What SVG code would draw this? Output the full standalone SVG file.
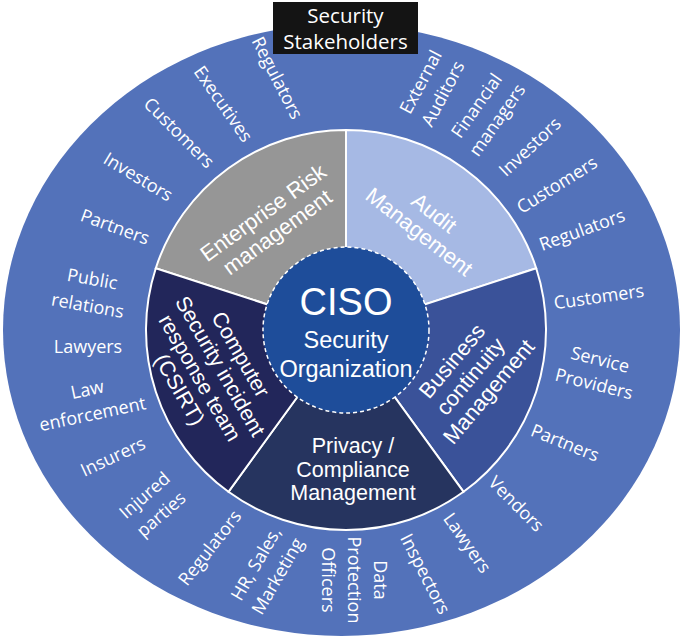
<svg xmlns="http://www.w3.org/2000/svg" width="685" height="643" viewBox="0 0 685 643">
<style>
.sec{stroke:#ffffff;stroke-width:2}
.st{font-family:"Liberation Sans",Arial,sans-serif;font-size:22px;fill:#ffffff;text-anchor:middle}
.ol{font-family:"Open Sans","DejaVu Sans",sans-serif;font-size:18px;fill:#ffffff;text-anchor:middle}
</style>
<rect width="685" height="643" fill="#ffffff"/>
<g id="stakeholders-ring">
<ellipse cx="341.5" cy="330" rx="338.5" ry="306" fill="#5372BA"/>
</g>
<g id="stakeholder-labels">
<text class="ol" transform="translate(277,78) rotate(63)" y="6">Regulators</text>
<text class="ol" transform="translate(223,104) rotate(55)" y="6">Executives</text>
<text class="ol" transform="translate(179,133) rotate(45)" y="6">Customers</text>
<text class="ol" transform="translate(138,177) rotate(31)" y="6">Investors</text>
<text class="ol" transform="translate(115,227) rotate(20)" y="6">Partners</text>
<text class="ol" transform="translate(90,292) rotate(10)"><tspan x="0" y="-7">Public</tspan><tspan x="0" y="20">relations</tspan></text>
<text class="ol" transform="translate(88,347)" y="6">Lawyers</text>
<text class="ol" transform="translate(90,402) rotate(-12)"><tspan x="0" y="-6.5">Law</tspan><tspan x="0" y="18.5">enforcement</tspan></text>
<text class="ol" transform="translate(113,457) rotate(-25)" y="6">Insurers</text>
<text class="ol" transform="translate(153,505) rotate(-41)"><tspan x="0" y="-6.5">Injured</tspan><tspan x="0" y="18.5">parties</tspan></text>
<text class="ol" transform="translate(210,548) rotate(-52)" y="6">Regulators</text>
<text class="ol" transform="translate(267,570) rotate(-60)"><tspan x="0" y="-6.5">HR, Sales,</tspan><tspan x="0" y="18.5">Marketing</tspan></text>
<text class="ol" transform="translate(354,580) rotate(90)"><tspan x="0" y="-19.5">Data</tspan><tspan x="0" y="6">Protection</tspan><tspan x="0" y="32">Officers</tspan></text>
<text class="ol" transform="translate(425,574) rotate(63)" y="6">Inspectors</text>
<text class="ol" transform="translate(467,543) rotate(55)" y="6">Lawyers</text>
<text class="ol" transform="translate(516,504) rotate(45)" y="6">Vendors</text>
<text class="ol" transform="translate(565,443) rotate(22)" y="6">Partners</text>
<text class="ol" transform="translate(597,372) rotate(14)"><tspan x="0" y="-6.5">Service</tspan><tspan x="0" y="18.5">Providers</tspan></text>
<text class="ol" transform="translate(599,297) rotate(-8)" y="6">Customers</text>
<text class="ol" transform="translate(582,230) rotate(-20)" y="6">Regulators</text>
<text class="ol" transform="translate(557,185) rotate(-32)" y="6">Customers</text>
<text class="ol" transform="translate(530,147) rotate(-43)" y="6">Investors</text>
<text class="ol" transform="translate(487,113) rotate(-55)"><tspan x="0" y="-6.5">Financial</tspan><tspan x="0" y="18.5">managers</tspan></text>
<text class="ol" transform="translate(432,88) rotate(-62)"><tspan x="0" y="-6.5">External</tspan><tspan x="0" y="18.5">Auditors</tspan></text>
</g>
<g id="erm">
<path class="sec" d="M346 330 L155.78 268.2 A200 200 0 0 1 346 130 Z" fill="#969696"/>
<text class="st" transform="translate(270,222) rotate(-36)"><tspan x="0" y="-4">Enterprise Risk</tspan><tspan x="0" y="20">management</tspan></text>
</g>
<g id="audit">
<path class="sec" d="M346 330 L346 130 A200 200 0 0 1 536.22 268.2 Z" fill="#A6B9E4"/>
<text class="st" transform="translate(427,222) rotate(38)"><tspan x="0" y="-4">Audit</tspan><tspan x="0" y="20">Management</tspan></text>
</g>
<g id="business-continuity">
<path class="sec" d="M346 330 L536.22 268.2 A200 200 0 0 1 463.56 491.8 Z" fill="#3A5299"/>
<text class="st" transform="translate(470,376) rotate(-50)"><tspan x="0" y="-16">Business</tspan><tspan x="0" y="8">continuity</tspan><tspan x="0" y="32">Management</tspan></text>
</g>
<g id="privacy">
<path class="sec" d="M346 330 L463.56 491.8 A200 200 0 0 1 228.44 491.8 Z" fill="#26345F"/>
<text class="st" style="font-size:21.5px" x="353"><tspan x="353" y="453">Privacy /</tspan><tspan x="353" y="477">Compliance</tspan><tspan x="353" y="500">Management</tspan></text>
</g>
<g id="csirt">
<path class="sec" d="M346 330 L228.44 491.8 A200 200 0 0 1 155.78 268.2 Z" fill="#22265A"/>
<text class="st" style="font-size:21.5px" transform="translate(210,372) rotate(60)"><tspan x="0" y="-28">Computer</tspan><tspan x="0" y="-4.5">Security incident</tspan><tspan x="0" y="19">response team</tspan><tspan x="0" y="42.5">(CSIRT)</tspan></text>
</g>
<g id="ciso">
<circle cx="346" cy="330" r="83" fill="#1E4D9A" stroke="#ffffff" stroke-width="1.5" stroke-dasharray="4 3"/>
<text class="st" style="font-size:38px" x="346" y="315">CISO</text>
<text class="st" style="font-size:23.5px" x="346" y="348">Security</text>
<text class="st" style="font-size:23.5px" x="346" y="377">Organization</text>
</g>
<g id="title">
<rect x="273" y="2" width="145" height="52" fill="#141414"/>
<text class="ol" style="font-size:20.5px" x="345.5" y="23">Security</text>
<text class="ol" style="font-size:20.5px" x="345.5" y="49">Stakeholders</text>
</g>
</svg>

-*-*-

* **Exercise**: Leave the pictures out, and print every line of the listing exactly as written.

* **Result**:
What SVG code would draw this? Output the full standalone SVG file.
<svg xmlns="http://www.w3.org/2000/svg" width="685" height="643" viewBox="0 0 685 643">
<style>
.sec{stroke:#ffffff;stroke-width:2}
.st{font-family:"Liberation Sans",Arial,sans-serif;font-size:22px;fill:#ffffff;text-anchor:middle}
.ol{font-family:"Open Sans","DejaVu Sans",sans-serif;font-size:18px;fill:#ffffff;text-anchor:middle}
</style>
<rect width="685" height="643" fill="#ffffff"/>
<g id="stakeholders-ring">
<ellipse cx="341.5" cy="330" rx="338.5" ry="306" fill="#5372BA"/>
</g>
<g id="stakeholder-labels">
<text class="ol" transform="translate(277,78) rotate(63)" y="6">Regulators</text>
<text class="ol" transform="translate(223,104) rotate(55)" y="6">Executives</text>
<text class="ol" transform="translate(179,133) rotate(45)" y="6">Customers</text>
<text class="ol" transform="translate(138,177) rotate(31)" y="6">Investors</text>
<text class="ol" transform="translate(115,227) rotate(20)" y="6">Partners</text>
<text class="ol" transform="translate(90,292) rotate(10)"><tspan x="0" y="-7">Public</tspan><tspan x="0" y="20">relations</tspan></text>
<text class="ol" transform="translate(88,347)" y="6">Lawyers</text>
<text class="ol" transform="translate(90,402) rotate(-12)"><tspan x="0" y="-6.5">Law</tspan><tspan x="0" y="18.5">enforcement</tspan></text>
<text class="ol" transform="translate(113,457) rotate(-25)" y="6">Insurers</text>
<text class="ol" transform="translate(153,505) rotate(-41)"><tspan x="0" y="-6.5">Injured</tspan><tspan x="0" y="18.5">parties</tspan></text>
<text class="ol" transform="translate(210,548) rotate(-52)" y="6">Regulators</text>
<text class="ol" transform="translate(267,570) rotate(-60)"><tspan x="0" y="-6.5">HR, Sales,</tspan><tspan x="0" y="18.5">Marketing</tspan></text>
<text class="ol" transform="translate(354,580) rotate(90)"><tspan x="0" y="-19.5">Data</tspan><tspan x="0" y="6">Protection</tspan><tspan x="0" y="32">Officers</tspan></text>
<text class="ol" transform="translate(425,574) rotate(63)" y="6">Inspectors</text>
<text class="ol" transform="translate(467,543) rotate(55)" y="6">Lawyers</text>
<text class="ol" transform="translate(516,504) rotate(45)" y="6">Vendors</text>
<text class="ol" transform="translate(565,443) rotate(22)" y="6">Partners</text>
<text class="ol" transform="translate(597,372) rotate(14)"><tspan x="0" y="-6.5">Service</tspan><tspan x="0" y="18.5">Providers</tspan></text>
<text class="ol" transform="translate(599,297) rotate(-8)" y="6">Customers</text>
<text class="ol" transform="translate(582,230) rotate(-20)" y="6">Regulators</text>
<text class="ol" transform="translate(557,185) rotate(-32)" y="6">Customers</text>
<text class="ol" transform="translate(530,147) rotate(-43)" y="6">Investors</text>
<text class="ol" transform="translate(487,113) rotate(-55)"><tspan x="0" y="-6.5">Financial</tspan><tspan x="0" y="18.5">managers</tspan></text>
<text class="ol" transform="translate(432,88) rotate(-62)"><tspan x="0" y="-6.5">External</tspan><tspan x="0" y="18.5">Auditors</tspan></text>
</g>
<g id="erm">
<path class="sec" d="M346 330 L155.78 268.2 A200 200 0 0 1 346 130 Z" fill="#969696"/>
<text class="st" transform="translate(270,222) rotate(-36)"><tspan x="0" y="-4">Enterprise Risk</tspan><tspan x="0" y="20">management</tspan></text>
</g>
<g id="audit">
<path class="sec" d="M346 330 L346 130 A200 200 0 0 1 536.22 268.2 Z" fill="#A6B9E4"/>
<text class="st" transform="translate(427,222) rotate(38)"><tspan x="0" y="-4">Audit</tspan><tspan x="0" y="20">Management</tspan></text>
</g>
<g id="business-continuity">
<path class="sec" d="M346 330 L536.22 268.2 A200 200 0 0 1 463.56 491.8 Z" fill="#3A5299"/>
<text class="st" transform="translate(470,376) rotate(-50)"><tspan x="0" y="-16">Business</tspan><tspan x="0" y="8">continuity</tspan><tspan x="0" y="32">Management</tspan></text>
</g>
<g id="privacy">
<path class="sec" d="M346 330 L463.56 491.8 A200 200 0 0 1 228.44 491.8 Z" fill="#26345F"/>
<text class="st" style="font-size:21.5px" x="353"><tspan x="353" y="453">Privacy /</tspan><tspan x="353" y="477">Compliance</tspan><tspan x="353" y="500">Management</tspan></text>
</g>
<g id="csirt">
<path class="sec" d="M346 330 L228.44 491.8 A200 200 0 0 1 155.78 268.2 Z" fill="#22265A"/>
<text class="st" style="font-size:21.5px" transform="translate(210,372) rotate(60)"><tspan x="0" y="-28">Computer</tspan><tspan x="0" y="-4.5">Security incident</tspan><tspan x="0" y="19">response team</tspan><tspan x="0" y="42.5">(CSIRT)</tspan></text>
</g>
<g id="ciso">
<circle cx="346" cy="330" r="83" fill="#1E4D9A" stroke="#ffffff" stroke-width="1.5" stroke-dasharray="4 3"/>
<text class="st" style="font-size:38px" x="346" y="315">CISO</text>
<text class="st" style="font-size:23.5px" x="346" y="348">Security</text>
<text class="st" style="font-size:23.5px" x="346" y="377">Organization</text>
</g>
<g id="title">
<rect x="273" y="2" width="145" height="52" fill="#141414"/>
<text class="ol" style="font-size:20.5px" x="345.5" y="23">Security</text>
<text class="ol" style="font-size:20.5px" x="345.5" y="49">Stakeholders</text>
</g>
</svg>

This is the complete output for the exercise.